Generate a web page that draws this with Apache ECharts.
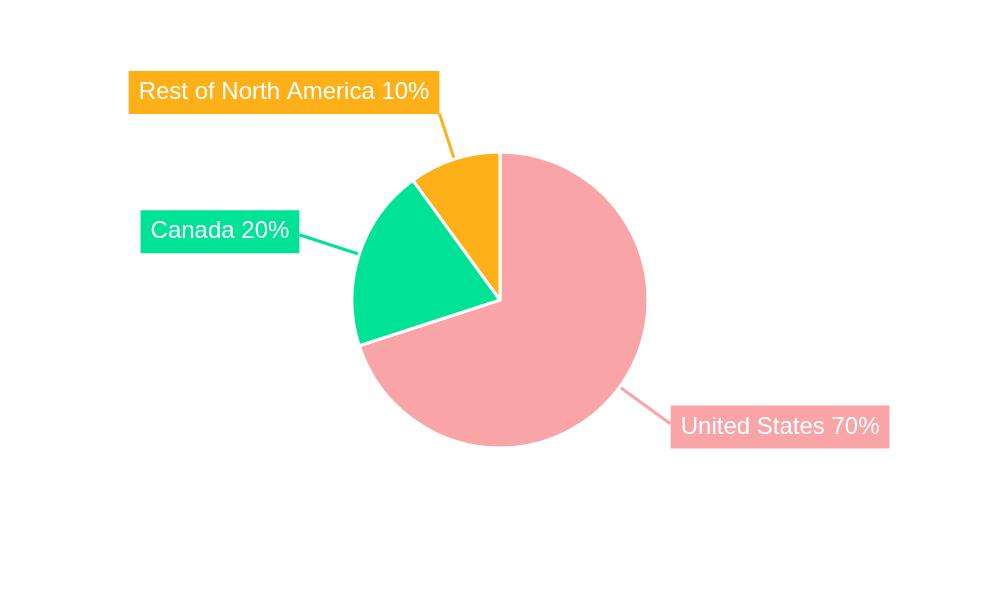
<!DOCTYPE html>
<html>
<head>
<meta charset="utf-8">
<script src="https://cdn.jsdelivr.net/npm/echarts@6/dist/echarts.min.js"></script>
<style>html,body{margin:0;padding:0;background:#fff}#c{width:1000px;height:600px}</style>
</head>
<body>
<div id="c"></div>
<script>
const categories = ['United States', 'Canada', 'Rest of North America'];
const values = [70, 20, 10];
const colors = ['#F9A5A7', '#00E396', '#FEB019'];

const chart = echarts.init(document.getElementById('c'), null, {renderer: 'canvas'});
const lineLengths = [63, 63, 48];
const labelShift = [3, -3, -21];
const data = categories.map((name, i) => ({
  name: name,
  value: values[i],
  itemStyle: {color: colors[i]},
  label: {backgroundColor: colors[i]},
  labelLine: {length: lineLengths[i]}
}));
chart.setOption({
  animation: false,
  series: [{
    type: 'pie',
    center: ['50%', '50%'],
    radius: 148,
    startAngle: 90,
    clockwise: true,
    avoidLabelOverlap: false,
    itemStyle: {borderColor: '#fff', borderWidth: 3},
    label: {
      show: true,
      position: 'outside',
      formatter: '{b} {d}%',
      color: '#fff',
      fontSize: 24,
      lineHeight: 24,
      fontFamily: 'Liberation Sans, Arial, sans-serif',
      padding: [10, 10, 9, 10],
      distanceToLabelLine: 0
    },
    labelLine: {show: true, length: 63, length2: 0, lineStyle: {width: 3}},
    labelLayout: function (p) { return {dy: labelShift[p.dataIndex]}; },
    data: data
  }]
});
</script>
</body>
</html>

=-=-=

> [REQUIREMENT]
Leave out the pictures. Transcribe only the lines above, from the first through the one that contains "const colors = ['#F9A5A7', '#00E396', '#FEB019'];".

> [COMPLETE OUTPUT]
Generate a web page that draws this with Apache ECharts.
<!DOCTYPE html>
<html>
<head>
<meta charset="utf-8">
<script src="https://cdn.jsdelivr.net/npm/echarts@6/dist/echarts.min.js"></script>
<style>html,body{margin:0;padding:0;background:#fff}#c{width:1000px;height:600px}</style>
</head>
<body>
<div id="c"></div>
<script>
const categories = ['United States', 'Canada', 'Rest of North America'];
const values = [70, 20, 10];
const colors = ['#F9A5A7', '#00E396', '#FEB019'];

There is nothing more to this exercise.